Evolution of mutually exclusive splicing patterns (Timofei Ivanov)
Mutually exclusive exons (MXE) represent a particular type of alternative splicing, in which one and only one exon from an array is included in the mature RNA. A number of genes with MXE do so by using a mechanism that depends on RNA structure. Transcripts of these genes contain multiple sites called selector sequences that are all complementary to a regulatory element called the docking site; only one of the competing base pairings can form at a time, which exposes one exon from the cluster to the spliceosome. MXE tend to have similar lengths and sequence content, which suggests that they originate through tandem genomic duplications. In a recent paper we have shown that pre-mRNAs of this class of exons have an increased capacity to fold into competing secondary structures, and proposed an evolutionary mechanism for the generation of such structures via duplications that affect not only exons, but also their adjacent introns with stem-loop structures. If one of the two arms of a stem-loop is duplicated, it will generate two selector sequences that compete for the same docking site, a pattern that is associated with MXE splicing. Currently, we study in the evolution of MXE in Drosophilidae family, using as a model the gene MRP1. The goal is to reconstruct the evolutionary history of MXE in this gene, and to build sufficient intuition to analyze the evolutionary history of other genes with MXE clusters.

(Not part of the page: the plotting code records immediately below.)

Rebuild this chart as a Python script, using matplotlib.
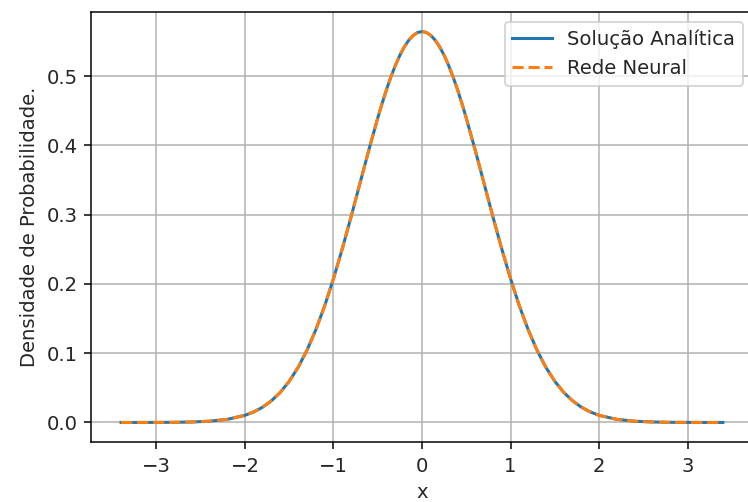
import matplotlib
matplotlib.use("Agg")
import matplotlib.pyplot as plt

# Probability density of the ground state: analytic solution vs. network output
x_vals = [-3.4, -3.2, -3.0, -2.8, -2.6, -2.4, -2.2, -2.0, -1.9, -1.8, -1.7, -1.6,
          -1.5, -1.4, -1.3, -1.2, -1.1, -1.0, -0.9, -0.8, -0.7, -0.6, -0.5, -0.45,
          -0.4, -0.35, -0.3, -0.25, -0.2, -0.15, -0.1, -0.05, 0.0, 0.05, 0.1, 0.15,
          0.2, 0.25, 0.3, 0.35, 0.4, 0.45, 0.5, 0.6, 0.7, 0.8, 0.9, 1.0,
          1.1, 1.2, 1.3, 1.4, 1.5, 1.6, 1.7, 1.8, 1.9, 2.0, 2.2, 2.4, 2.6, 2.8,
          3.0, 3.2, 3.4]

analitica = [0.0000, 0.0000, 0.0001, 0.0002, 0.0007, 0.0018, 0.0045, 0.0103,
             0.0153, 0.0221, 0.0314, 0.0436, 0.0595, 0.0795, 0.1041, 0.1337,
             0.1682, 0.2076, 0.2510, 0.2975, 0.3456, 0.3936, 0.4394, 0.4608,
             0.4808, 0.4991, 0.5156, 0.5300, 0.5421, 0.5516, 0.5586, 0.5628,
             0.5642, 0.5628, 0.5586, 0.5516, 0.5421, 0.5300, 0.5156, 0.4991,
             0.4808, 0.4608, 0.4394, 0.3936, 0.3456, 0.2975, 0.2510, 0.2076,
             0.1682, 0.1337, 0.1041, 0.0795, 0.0595, 0.0436, 0.0314, 0.0221,
             0.0153, 0.0103, 0.0045, 0.0018, 0.0007, 0.0002, 0.0001, 0.0000,
             0.0000]

rede_neural = [0.0000, 0.0000, 0.0001, 0.0002, 0.0007, 0.0018, 0.0045, 0.0103,
               0.0153, 0.0221, 0.0314, 0.0436, 0.0595, 0.0795, 0.1041, 0.1337,
               0.1682, 0.2076, 0.2510, 0.2975, 0.3456, 0.3936, 0.4394, 0.4608,
               0.4808, 0.4991, 0.5156, 0.5300, 0.5421, 0.5516, 0.5586, 0.5628,
               0.5642, 0.5628, 0.5586, 0.5516, 0.5421, 0.5300, 0.5156, 0.4991,
               0.4808, 0.4608, 0.4394, 0.3936, 0.3456, 0.2975, 0.2510, 0.2076,
               0.1682, 0.1337, 0.1041, 0.0795, 0.0595, 0.0436, 0.0314, 0.0221,
               0.0153, 0.0103, 0.0045, 0.0018, 0.0007, 0.0002, 0.0001, 0.0000,
               0.0000]

plt.rcParams["font.size"] = 10.4
plt.rcParams["lines.linewidth"] = 1.6
plt.rcParams["text.color"] = "#262626"
plt.rcParams["xtick.labelcolor"] = "#262626"
plt.rcParams["ytick.labelcolor"] = "#262626"
plt.rcParams["axes.labelcolor"] = "#262626"

DPI = 136
fig = plt.figure(figsize=(748 / DPI, 502 / DPI), dpi=DPI)
ax = fig.add_axes([91 / 748, 60 / 502, 662 / 748, 430 / 502])

ax.plot(x_vals, analitica, color="#1f77b4", linestyle="-", label="Solução Analítica")
ax.plot(x_vals, rede_neural, color="#ff7f0e", linestyle="--", label="Rede Neural")

ax.grid(True)
ax.tick_params(axis="x", pad=4.5)
ax.set_xlabel("x", labelpad=3.5)
ax.set_ylabel("Densidade de Probabilidade.")
ax.legend(loc="upper right")

fig.savefig("out.png", dpi=DPI)
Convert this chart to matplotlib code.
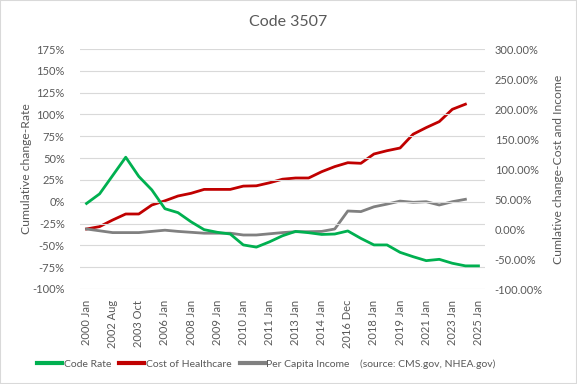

The role of RNA secondary structure in the expression of chimeric non-collinear transcripts (Olga Vasyutkina)
Trans-splicing is a rare and poorly-understood form of RNA processing in eukaryotes where exons from two different RNA transcripts are ligated through splicing. In particular, trans-splicing events may happen between two transcripts within a locus, leading to transcripts with post-transcriptional exon shuffling (PTES) or rearrangement (RREO). Our hypothesis is that trans-splicing events are more likely to occur in the genomic regions where RNA-polymerase II slows down, so that different copies of the same transcripts have a chance to be located close to each other. The aim of this work is to assess the contribution of trans-splicing and formation of RNA secondary structure in the expression of transcripts with PTES events. Towards this end, we are planning to find chimeric non-collinear transcripts in different human cell lines using paired-end RNA-seq analysis. Then, we are planning to test if there is enrichment of these transcripts in the genome regions with strong signal of ChIP-Seq RNA-Pol II peaks or with conservative RNA secondary structures.